Data shown:

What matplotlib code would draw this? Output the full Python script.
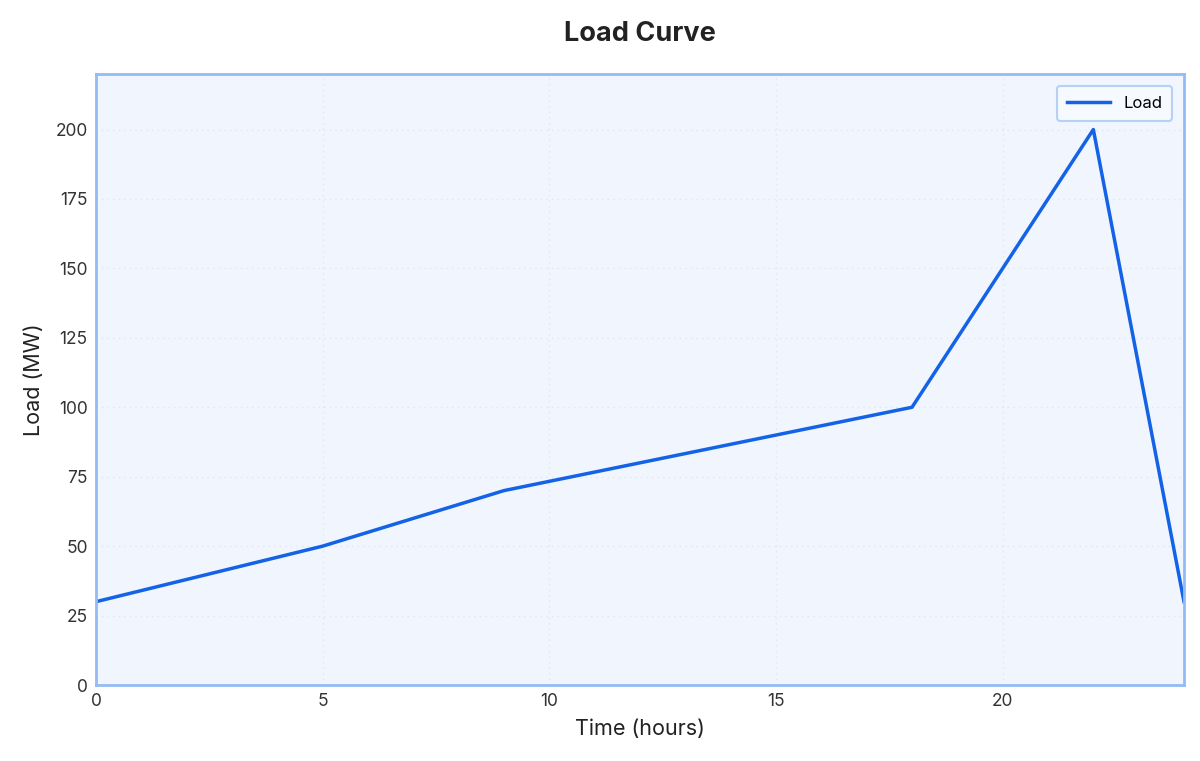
import matplotlib
matplotlib.use("Agg")
import matplotlib.pyplot as plt

# load curve data
hours = [0, 5, 9, 18, 22, 24]
load_mw = [30, 50, 70, 100, 200, 30]
x_ticks = [0, 5, 10, 15, 20]
y_ticks = [0, 25, 50, 75, 100, 125, 150, 175, 200]

plt.rcParams["font.family"] = ["Inter", "DejaVu Sans"]

fig = plt.figure(figsize=(12, 7.61), dpi=100)
ax = fig.add_axes([96 / 1200, 1 - 685 / 761, (1184 - 96) / 1200, (685 - 74) / 761])

ax.set_facecolor("#f1f6fe")
ax.plot(hours, load_mw, color="#1463e6", linewidth=2.5, label="Load")

ax.set_xlim(0, 24)
ax.set_ylim(0, 220)
ax.set_xticks(x_ticks)
ax.set_yticks(y_ticks)
ax.tick_params(length=0, labelsize=12.5, colors="#333333", pad=6)
ax.grid(True, linestyle=(0, (1, 3)), color="#e0e7f0", linewidth=1)
ax.set_axisbelow(True)
for sp in ax.spines.values():
    sp.set_color("#93bbf5")
    sp.set_linewidth(2)

ax.set_xlabel("Time (hours)", fontsize=15.5, color="#222222", labelpad=6)
ax.set_ylabel("Load (MW)", fontsize=15.5, color="#222222", labelpad=8)
ax.set_title("Load Curve", fontsize=19.5, fontweight="bold", color="#222222", pad=24)

leg = ax.legend(loc="upper right", fontsize=12, frameon=True, fancybox=True,
                handlelength=2.6, borderpad=0.6, borderaxespad=0.7)
leg.get_frame().set_edgecolor("#a7c8f5")
leg.get_frame().set_linewidth(1.5)
leg.get_frame().set_facecolor("#f8fbff")

fig.savefig("out.png", dpi=100)
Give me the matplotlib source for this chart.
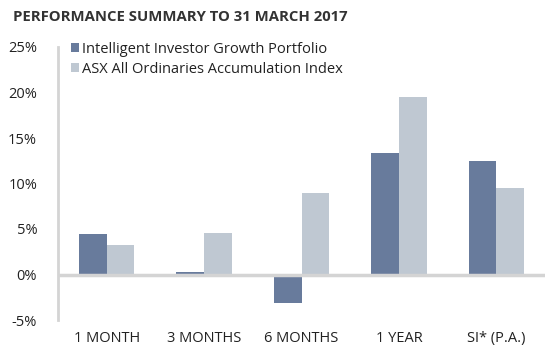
import numpy as np
import matplotlib
matplotlib.use('Agg')
import matplotlib.pyplot as plt
from matplotlib.ticker import FuncFormatter

plt.rcParams['font.family'] = ['Open Sans', 'DejaVu Sans']

# data (%)
periods = ['1 MONTH', '3 MONTHS', '6 MONTHS', '1 YEAR', 'SI* (P.A.)']
portfolio = [4.4, 0.3, -3.1, 13.4, 12.5]
index = [3.2, 4.6, 9.0, 19.5, 9.5]
series_names = ['Intelligent Investor Growth Portfolio',
                'ASX All Ordinaries Accumulation Index']
yticks = [-5, 0, 5, 10, 15, 20, 25]

dark = '#687b9c'
light = '#bfc8d2'
text_col = '#222222'

fig = plt.figure(figsize=(5.6, 3.56), dpi=100)
ax = fig.add_axes([58 / 560, 1 - 320 / 356, (545 - 58) / 560, (320 - 47) / 356])

x = np.arange(len(periods))
w = 0.285
ax.bar(x - w / 2, portfolio, w, color=dark, label=series_names[0], zorder=2)
ax.bar(x + w / 2, index, w, color=light, label=series_names[1], zorder=2)

ax.set_xlim(-0.5, len(periods) - 0.5)
ax.set_ylim(-5, 25)
ax.set_yticks(yticks)
ax.yaxis.set_major_formatter(FuncFormatter(lambda v, p: f'{v:.0f}%'))
ax.set_xticks(x)
ax.set_xticklabels(periods)
ax.tick_params(length=0, labelsize=10.5, colors=text_col)
ax.tick_params(axis='y', pad=15)
ax.tick_params(axis='x', pad=8)

for s in ['top', 'right', 'bottom']:
    ax.spines[s].set_visible(False)
ax.spines['left'].set_color('#d4d4d4')
ax.spines['left'].set_linewidth(2)
ax.axhline(0, color='#d4d4d4', lw=2.5, zorder=3)

ax.legend(loc='upper left', bbox_to_anchor=(0.015, 1.04), frameon=False,
          fontsize=10.5, handlelength=0.55, handleheight=0.55,
          handletextpad=0.2, labelspacing=0.35, borderaxespad=0,
          labelcolor=text_col)

fig.text(13 / 560, 1 - 17 / 356, 'PERFORMANCE SUMMARY TO 31 MARCH 2017',
         fontsize=10.7, fontweight='bold', color='#333333', va='center')

fig.savefig('out.png', dpi=100)
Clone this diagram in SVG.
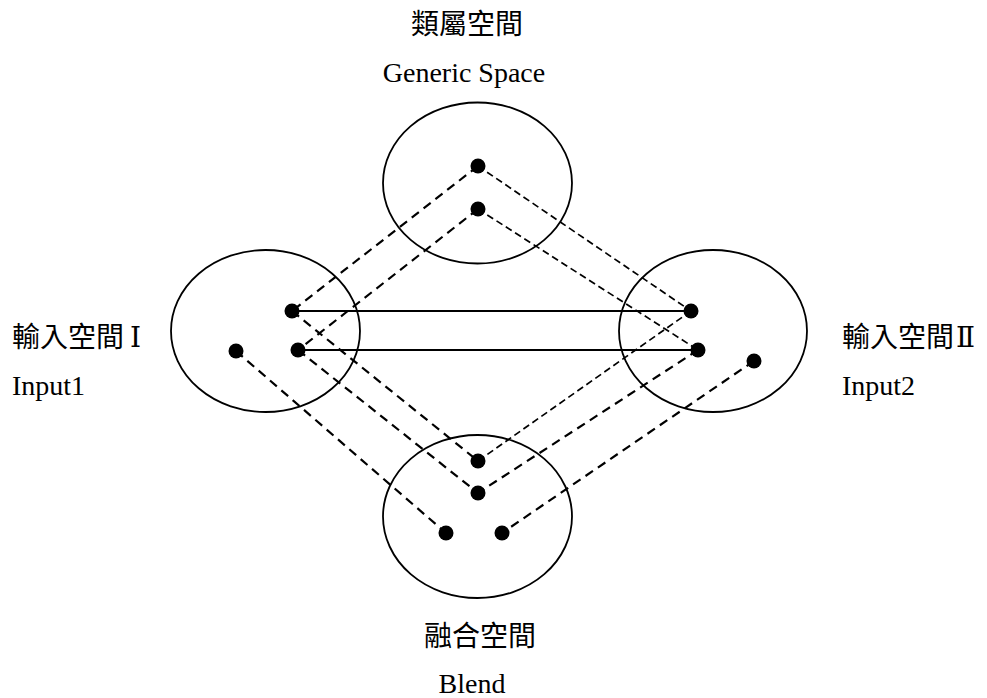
<svg xmlns="http://www.w3.org/2000/svg" width="987" height="698" viewBox="0 0 987 698">
<style>
.space{fill:none;stroke:#000;stroke-width:1.8}
.dot{fill:#000}
.solid{stroke:#000;stroke-width:2.2;fill:none}
.thick{stroke:#000;stroke-width:2.2;stroke-dasharray:9 6;fill:none}
.thin{stroke:#000;stroke-width:1.7;stroke-dasharray:7 4;fill:none}
text{font-family:"Liberation Serif","DejaVu Serif","Noto Sans CJK TC",serif;font-size:28px;fill:#000}
</style>
<rect width="987" height="698" fill="#fff"/>
<g id="generic">
<ellipse class="space" cx="477.5" cy="183" rx="94.5" ry="80.5"/>
<text x="467" y="34" text-anchor="middle">類屬空間</text>
<text x="464" y="82" text-anchor="middle">Generic Space</text>
</g>
<g id="input1">
<ellipse class="space" cx="265.5" cy="331" rx="94.5" ry="81"/>
<text x="12" y="347">輸入空間<tspan dx="6">Ⅰ</tspan></text>
<text x="12" y="395">Input1</text>
</g>
<g id="input2">
<ellipse class="space" cx="713" cy="331" rx="94" ry="81"/>
<text x="842" y="347">輸入空間<tspan dx="2" textLength="27" lengthAdjust="spacing">Ⅱ</tspan></text>
<text x="842" y="395">Input2</text>
</g>
<g id="blend">
<ellipse class="space" cx="477.5" cy="516.5" rx="94.5" ry="81.5"/>
<text x="480" y="646" text-anchor="middle">融合空間</text>
<text x="472" y="693" text-anchor="middle">Blend</text>
</g>
<g id="connectors">
<line class="solid" x1="292" y1="311" x2="691" y2="311"/>
<line class="solid" x1="298" y1="350" x2="698" y2="350"/>
<line class="thick" x1="478" y1="166" x2="292" y2="311"/>
<line class="thick" x1="478" y1="209" x2="298" y2="350"/>
<line class="thin" x1="478" y1="166" x2="691" y2="311"/>
<line class="thin" x1="478" y1="209" x2="698" y2="350"/>
<line class="thick" x1="292" y1="311" x2="478" y2="461"/>
<line class="thick" x1="298" y1="350" x2="478" y2="493"/>
<line class="thin" x1="691" y1="311" x2="478" y2="461"/>
<line class="thick" x1="698" y1="350" x2="478" y2="493"/>
<line class="thick" x1="236" y1="351" x2="446" y2="533"/>
<line class="thick" x1="754" y1="361" x2="502" y2="533"/>
</g>
<g id="dots">
<circle class="dot" cx="478" cy="166" r="7.5"/>
<circle class="dot" cx="478" cy="209" r="7.5"/>
<circle class="dot" cx="292" cy="311" r="7.5"/>
<circle class="dot" cx="298" cy="350" r="7.5"/>
<circle class="dot" cx="236" cy="351" r="7.5"/>
<circle class="dot" cx="691" cy="311" r="7.5"/>
<circle class="dot" cx="698" cy="350" r="7.5"/>
<circle class="dot" cx="754" cy="361" r="7.5"/>
<circle class="dot" cx="478" cy="461" r="7.5"/>
<circle class="dot" cx="478" cy="493" r="7.5"/>
<circle class="dot" cx="446" cy="533" r="7.5"/>
<circle class="dot" cx="502" cy="533" r="7.5"/>
</g>
</svg>
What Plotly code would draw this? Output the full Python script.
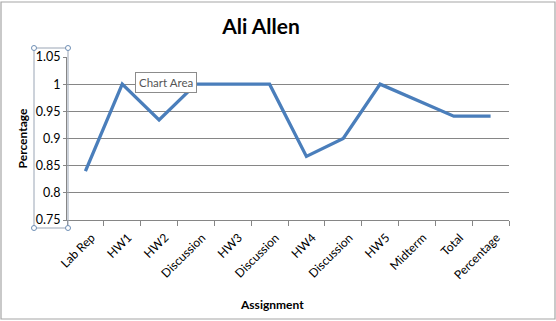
import plotly.graph_objects as go

categories = ["Lab Rep", "HW1", "HW2", "Discussion", "HW3", "Discussion",
              "HW4", "Discussion", "HW5", "Midterm", "Total", "Percentage"]
values = [0.84, 1.0, 0.934, 1.0, 1.0, 1.0, 0.867, 0.90, 1.0, 0.971, 0.941, 0.941]
y_ticks = [0.75, 0.8, 0.85, 0.9, 0.95, 1, 1.05]

W, H = 556, 321
L, R, T, B = 67, 47, 57, 101
PW, PH = W - L - R, H - T - B


def px(x):
    return (x - L) / PW


def py(y):
    return (H - B - y) / PH


xs = list(range(len(categories)))
font = "Lato, Carlito, 'Liberation Sans', sans-serif"

fig = go.Figure()
fig.add_trace(go.Scatter(x=xs, y=values, mode="lines",
                         line=dict(color="#4A7EBB", width=3.3),
                         hoverinfo="skip", showlegend=False))

shapes = []
# chart border
shapes.append(dict(type="rect", xref="paper", yref="paper",
                   x0=px(1), x1=px(555), y0=py(319), y1=py(2),
                   line=dict(color="#A6A6A6", width=1.2), layer="below"))
# selection box around y-axis labels
shapes.append(dict(type="rect", xref="paper", yref="paper",
                   x0=px(34), x1=px(68), y0=py(228), y1=py(48),
                   line=dict(color="#9AA5B5", width=1)))
for cx in (34, 68):
    for cy in (48, 228):
        shapes.append(dict(type="circle", xref="paper", yref="paper",
                           x0=px(cx - 2.5), x1=px(cx + 2.5),
                           y0=py(cy + 2.5), y1=py(cy - 2.5),
                           line=dict(color="#6F8FB5", width=1),
                           fillcolor="white"))

fig.update_layout(
    width=W, height=H,
    margin=dict(l=L, r=R, t=T, b=B),
    paper_bgcolor="white", plot_bgcolor="white",
    font=dict(family=font, color="#000000", size=12),
    title=dict(text="<b>Ali Allen</b>", x=261 / W, xanchor="center",
               y=1 - 27 / H, yanchor="middle",
               font=dict(size=21, family=font)),
    xaxis=dict(range=[-0.5, len(categories) - 0.5],
               tickmode="array", tickvals=xs, ticktext=categories,
               tickangle=-45, ticks="", showgrid=False,
               showline=True, linecolor="#868686", linewidth=1,
               zeroline=False, tickfont=dict(size=12),
               ticklabelshift=6, ticklabelstandoff=5,
               minor=dict(tickvals=[i - 0.5 for i in range(len(categories) + 1)],
                          ticks="outside", ticklen=5, tickcolor="#868686",
                          showgrid=False)),
    yaxis=dict(range=[0.75, 1.05], tickmode="array", tickvals=y_ticks,
               ticktext=["0.75", "0.8", "0.85", "0.9", "0.95", "1", "1.05"],
               showgrid=True, gridcolor="#868686", gridwidth=1,
               showline=True, linecolor="#868686", linewidth=1,
               ticks="outside", ticklen=3, tickcolor="#868686",
               zeroline=False, tickfont=dict(size=12.5),
               title=dict(text="<b>Percentage</b>", font=dict(size=12), standoff=5)),
    shapes=shapes,
    annotations=[
        dict(text="Chart Area", xref="paper", yref="paper",
             x=px(166), y=py(82), xanchor="center", yanchor="middle",
             showarrow=False,
             font=dict(size=11.5, color="#555555", family=font),
             bgcolor="white", bordercolor="#8C8C8C", borderwidth=1,
             borderpad=3),
        dict(text="<b>Assignment</b>", xref="paper", yref="paper",
             x=px(272), y=py(304), xanchor="center", yanchor="middle",
             showarrow=False, font=dict(size=12, family=font)),
    ],
)

fig.write_html("out.html")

Directions:
Taking the material above, give again exactly the lines from the one holding "Give me the matplotlib source for this chart." through the one holding "ax.bar(x + w", with both ends and without pictures.

Answer below:
Give me the matplotlib source for this chart.
import numpy as np
import matplotlib
matplotlib.use('Agg')
import matplotlib.pyplot as plt
from matplotlib.ticker import FuncFormatter

plt.rcParams['font.family'] = ['Open Sans', 'DejaVu Sans']

# data (%)
periods = ['1 MONTH', '3 MONTHS', '6 MONTHS', '1 YEAR', 'SI* (P.A.)']
portfolio = [4.4, 0.3, -3.1, 13.4, 12.5]
index = [3.2, 4.6, 9.0, 19.5, 9.5]
series_names = ['Intelligent Investor Growth Portfolio',
                'ASX All Ordinaries Accumulation Index']
yticks = [-5, 0, 5, 10, 15, 20, 25]

dark = '#687b9c'
light = '#bfc8d2'
text_col = '#222222'

fig = plt.figure(figsize=(5.6, 3.56), dpi=100)
ax = fig.add_axes([58 / 560, 1 - 320 / 356, (545 - 58) / 560, (320 - 47) / 356])

x = np.arange(len(periods))
w = 0.285
ax.bar(x - w / 2, portfolio, w, color=dark, label=series_names[0], zorder=2)
ax.bar(x + w / 2, index, w, color=light, label=series_names[1], zorder=2)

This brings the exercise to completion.